**Task instructions**
Provide only the number of lines where "LaTeX" occurs.

**Data excerpts**
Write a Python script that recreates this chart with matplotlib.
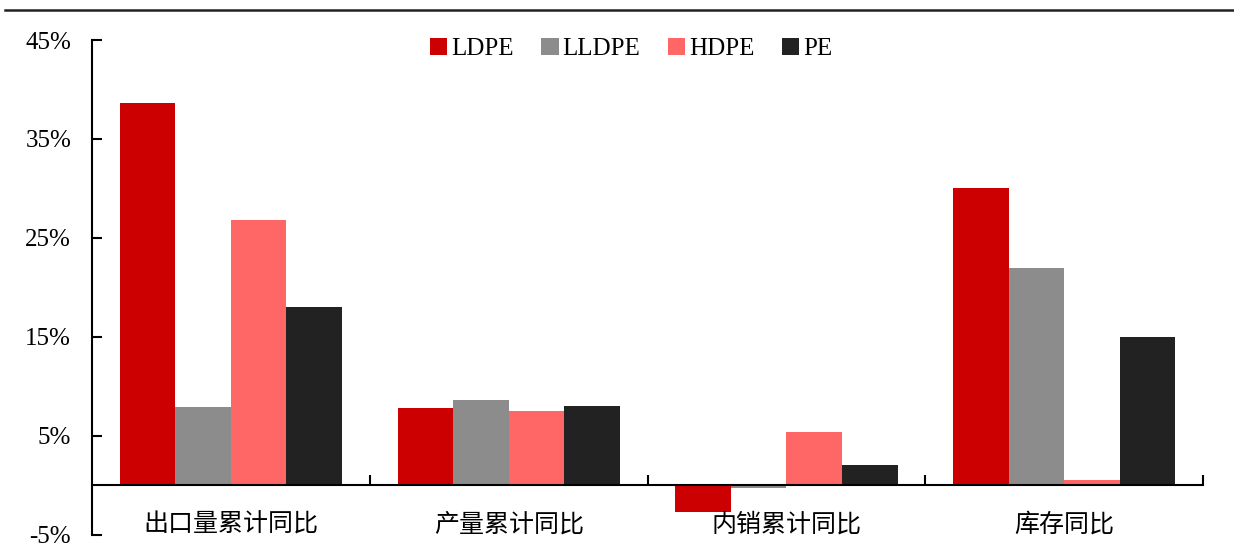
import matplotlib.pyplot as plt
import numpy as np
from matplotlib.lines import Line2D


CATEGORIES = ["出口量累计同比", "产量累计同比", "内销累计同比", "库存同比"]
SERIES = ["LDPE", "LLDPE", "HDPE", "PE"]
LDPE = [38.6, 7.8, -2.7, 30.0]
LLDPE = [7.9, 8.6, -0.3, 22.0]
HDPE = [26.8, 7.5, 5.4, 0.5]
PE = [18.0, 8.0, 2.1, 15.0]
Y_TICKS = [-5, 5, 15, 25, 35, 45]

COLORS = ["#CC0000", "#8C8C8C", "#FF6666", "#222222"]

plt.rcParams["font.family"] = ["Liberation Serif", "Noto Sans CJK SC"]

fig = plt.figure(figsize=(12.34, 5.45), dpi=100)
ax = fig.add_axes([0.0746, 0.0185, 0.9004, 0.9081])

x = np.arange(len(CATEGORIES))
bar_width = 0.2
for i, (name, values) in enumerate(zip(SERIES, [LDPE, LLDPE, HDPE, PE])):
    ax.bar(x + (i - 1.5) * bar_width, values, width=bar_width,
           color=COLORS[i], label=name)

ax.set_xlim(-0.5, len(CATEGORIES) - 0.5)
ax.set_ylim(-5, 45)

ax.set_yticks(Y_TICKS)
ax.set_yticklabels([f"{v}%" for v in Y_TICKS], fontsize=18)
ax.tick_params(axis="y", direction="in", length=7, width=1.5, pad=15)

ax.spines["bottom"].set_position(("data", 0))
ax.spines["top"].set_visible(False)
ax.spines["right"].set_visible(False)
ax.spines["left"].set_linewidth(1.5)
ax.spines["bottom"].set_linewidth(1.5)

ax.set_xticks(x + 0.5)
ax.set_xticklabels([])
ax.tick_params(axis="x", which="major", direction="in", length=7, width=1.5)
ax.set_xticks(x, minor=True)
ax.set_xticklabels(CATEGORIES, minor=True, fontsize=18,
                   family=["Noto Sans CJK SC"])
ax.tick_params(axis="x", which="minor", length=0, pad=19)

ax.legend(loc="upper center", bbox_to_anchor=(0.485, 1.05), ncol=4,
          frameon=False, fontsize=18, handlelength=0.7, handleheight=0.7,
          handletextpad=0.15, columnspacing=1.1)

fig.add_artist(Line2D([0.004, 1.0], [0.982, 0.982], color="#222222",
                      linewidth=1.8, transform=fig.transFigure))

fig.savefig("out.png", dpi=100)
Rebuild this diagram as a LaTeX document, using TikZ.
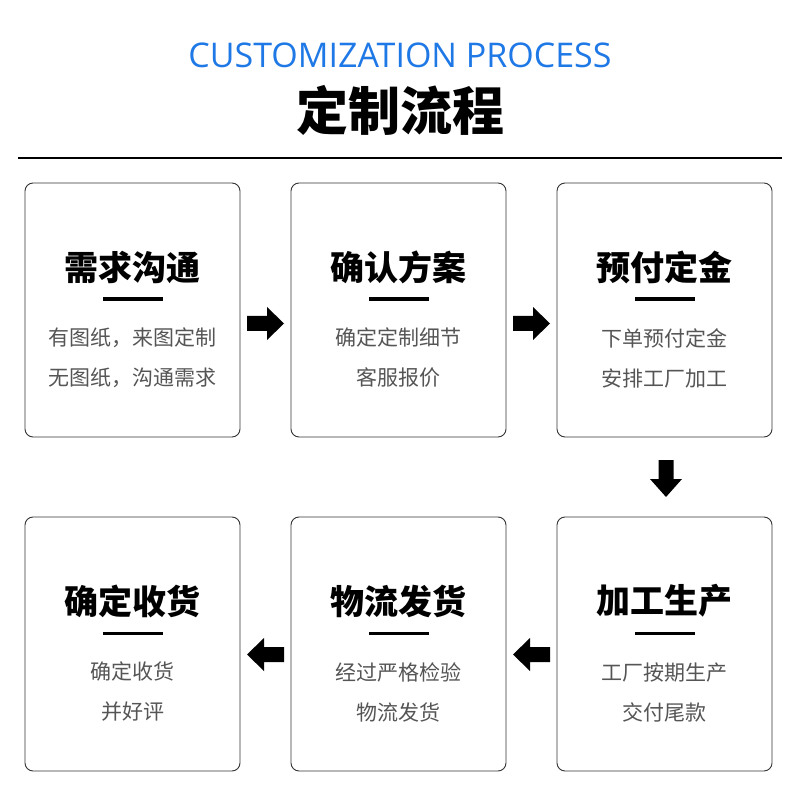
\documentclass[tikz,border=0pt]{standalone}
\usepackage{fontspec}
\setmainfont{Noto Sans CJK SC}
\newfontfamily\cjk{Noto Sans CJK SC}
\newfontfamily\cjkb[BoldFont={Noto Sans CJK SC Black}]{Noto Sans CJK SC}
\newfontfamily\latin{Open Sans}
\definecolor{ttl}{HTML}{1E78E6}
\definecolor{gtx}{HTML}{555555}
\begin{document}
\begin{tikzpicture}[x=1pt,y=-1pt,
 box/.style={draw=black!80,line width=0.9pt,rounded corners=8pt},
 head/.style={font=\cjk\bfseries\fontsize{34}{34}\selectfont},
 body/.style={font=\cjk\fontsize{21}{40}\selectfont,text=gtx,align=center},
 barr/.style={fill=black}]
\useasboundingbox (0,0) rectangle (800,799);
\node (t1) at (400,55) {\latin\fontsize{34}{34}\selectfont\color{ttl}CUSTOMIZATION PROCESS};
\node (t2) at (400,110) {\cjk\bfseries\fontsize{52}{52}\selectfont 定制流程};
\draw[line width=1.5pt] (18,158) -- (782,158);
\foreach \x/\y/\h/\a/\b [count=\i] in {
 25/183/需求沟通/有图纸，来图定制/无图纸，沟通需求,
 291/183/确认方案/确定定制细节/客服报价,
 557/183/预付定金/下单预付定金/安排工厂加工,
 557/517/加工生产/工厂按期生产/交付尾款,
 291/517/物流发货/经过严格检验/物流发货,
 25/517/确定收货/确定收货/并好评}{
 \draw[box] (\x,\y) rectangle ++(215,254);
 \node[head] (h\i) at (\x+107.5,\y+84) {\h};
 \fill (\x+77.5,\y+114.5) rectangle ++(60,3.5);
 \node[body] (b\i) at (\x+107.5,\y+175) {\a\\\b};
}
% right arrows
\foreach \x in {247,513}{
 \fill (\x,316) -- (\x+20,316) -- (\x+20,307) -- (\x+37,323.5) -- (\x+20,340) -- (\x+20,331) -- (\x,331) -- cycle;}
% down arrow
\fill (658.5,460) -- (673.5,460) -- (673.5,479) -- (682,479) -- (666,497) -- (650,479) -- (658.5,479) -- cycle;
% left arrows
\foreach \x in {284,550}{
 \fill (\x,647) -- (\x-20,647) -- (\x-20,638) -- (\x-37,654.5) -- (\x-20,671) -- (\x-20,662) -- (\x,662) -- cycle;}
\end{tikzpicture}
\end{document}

...

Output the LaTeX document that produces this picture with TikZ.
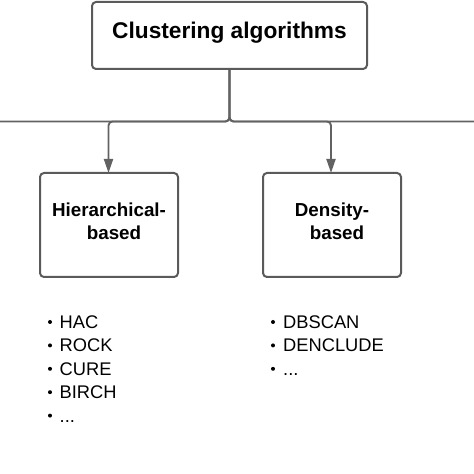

...

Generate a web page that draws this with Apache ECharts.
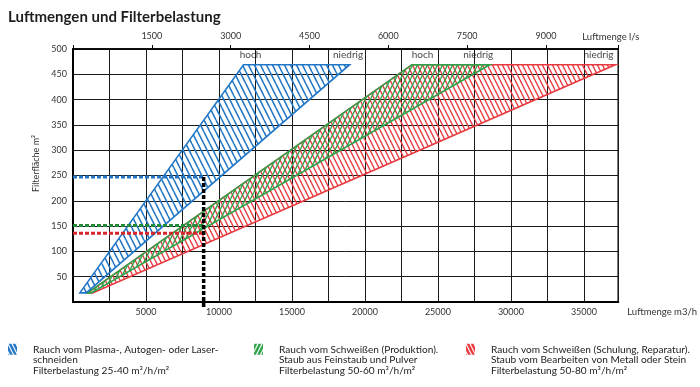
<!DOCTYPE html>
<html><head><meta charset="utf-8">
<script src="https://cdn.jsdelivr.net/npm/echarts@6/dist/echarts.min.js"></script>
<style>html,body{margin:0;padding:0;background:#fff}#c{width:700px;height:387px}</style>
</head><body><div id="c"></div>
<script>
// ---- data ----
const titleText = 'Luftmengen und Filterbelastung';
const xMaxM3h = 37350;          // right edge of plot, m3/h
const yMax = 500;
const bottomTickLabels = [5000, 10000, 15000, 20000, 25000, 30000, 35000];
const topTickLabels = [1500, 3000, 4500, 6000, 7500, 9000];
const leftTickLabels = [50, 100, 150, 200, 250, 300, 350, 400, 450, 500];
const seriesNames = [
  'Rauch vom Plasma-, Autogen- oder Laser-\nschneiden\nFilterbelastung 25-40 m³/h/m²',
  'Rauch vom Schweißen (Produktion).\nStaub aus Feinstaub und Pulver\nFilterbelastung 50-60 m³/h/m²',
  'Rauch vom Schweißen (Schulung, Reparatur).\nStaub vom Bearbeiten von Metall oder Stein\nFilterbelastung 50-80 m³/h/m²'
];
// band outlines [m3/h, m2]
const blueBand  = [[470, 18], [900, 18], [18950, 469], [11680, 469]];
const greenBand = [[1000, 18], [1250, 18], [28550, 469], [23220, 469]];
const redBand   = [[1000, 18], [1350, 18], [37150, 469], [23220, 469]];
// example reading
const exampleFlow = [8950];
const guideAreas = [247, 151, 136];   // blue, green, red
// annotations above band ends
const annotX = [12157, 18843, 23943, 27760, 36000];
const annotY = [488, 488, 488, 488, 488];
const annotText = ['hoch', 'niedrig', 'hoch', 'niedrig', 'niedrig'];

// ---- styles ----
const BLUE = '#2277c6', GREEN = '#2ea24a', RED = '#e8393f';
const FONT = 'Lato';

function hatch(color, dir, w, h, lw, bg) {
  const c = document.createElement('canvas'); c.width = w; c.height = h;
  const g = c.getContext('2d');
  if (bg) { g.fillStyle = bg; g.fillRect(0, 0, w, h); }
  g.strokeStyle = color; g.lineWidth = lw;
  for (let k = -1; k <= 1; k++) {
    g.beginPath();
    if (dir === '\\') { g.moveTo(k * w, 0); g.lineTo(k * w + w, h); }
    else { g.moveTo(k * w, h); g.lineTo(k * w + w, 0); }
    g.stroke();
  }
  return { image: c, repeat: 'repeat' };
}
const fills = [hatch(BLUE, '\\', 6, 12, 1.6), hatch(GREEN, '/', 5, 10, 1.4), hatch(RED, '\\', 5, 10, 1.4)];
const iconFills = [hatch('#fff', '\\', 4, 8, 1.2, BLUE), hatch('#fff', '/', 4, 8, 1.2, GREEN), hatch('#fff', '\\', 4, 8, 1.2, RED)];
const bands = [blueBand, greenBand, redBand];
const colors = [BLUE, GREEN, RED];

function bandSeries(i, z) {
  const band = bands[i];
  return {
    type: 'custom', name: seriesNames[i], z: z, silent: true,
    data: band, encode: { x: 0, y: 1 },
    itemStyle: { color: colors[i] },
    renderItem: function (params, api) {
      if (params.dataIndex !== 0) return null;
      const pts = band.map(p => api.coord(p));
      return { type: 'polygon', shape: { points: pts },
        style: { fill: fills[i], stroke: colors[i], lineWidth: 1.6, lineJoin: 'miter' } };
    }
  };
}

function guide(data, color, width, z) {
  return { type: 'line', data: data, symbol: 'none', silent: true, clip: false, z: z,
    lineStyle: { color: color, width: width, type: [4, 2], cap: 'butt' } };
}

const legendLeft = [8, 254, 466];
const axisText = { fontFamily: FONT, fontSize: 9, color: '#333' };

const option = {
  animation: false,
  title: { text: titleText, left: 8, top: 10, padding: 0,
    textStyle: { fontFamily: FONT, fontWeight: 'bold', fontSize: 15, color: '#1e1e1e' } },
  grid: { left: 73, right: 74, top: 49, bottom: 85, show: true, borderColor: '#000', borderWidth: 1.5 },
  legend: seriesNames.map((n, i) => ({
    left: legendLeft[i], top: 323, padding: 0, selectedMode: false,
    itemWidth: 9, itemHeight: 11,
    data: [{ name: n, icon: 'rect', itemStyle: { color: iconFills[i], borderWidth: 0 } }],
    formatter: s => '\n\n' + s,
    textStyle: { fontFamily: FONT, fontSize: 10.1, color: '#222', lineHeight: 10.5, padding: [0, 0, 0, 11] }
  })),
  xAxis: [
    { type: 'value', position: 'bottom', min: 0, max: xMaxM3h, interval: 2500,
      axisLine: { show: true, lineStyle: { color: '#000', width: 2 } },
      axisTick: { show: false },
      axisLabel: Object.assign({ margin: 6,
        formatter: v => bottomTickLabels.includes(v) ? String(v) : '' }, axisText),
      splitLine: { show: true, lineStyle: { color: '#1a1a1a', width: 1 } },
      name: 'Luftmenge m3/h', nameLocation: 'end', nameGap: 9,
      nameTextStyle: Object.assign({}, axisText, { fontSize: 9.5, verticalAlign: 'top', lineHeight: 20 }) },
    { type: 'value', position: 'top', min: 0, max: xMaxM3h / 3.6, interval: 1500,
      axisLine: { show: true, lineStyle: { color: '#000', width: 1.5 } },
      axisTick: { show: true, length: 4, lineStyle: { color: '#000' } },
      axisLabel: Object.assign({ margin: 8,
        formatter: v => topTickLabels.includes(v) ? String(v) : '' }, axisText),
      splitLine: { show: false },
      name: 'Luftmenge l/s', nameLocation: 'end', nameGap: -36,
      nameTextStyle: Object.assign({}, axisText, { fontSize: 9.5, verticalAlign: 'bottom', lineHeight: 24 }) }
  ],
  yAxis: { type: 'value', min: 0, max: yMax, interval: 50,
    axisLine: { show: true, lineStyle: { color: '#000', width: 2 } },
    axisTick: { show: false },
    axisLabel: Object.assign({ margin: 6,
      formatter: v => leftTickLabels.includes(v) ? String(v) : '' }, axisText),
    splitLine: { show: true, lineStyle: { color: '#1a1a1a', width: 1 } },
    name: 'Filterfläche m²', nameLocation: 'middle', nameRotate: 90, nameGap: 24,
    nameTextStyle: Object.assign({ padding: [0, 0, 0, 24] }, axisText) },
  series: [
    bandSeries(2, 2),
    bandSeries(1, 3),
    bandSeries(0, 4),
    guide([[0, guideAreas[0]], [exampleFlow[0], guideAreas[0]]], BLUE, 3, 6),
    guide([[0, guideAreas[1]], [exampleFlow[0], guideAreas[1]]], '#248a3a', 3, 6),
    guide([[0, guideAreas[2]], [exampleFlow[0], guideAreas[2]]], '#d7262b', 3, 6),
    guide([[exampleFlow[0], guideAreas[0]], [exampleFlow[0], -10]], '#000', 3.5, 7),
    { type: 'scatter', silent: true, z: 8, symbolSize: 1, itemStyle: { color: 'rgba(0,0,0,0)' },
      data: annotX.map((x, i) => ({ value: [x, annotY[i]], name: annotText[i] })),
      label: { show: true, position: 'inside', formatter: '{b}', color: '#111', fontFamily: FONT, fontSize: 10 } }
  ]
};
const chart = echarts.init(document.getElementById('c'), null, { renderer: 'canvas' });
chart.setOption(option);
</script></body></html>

**Exercise result**
2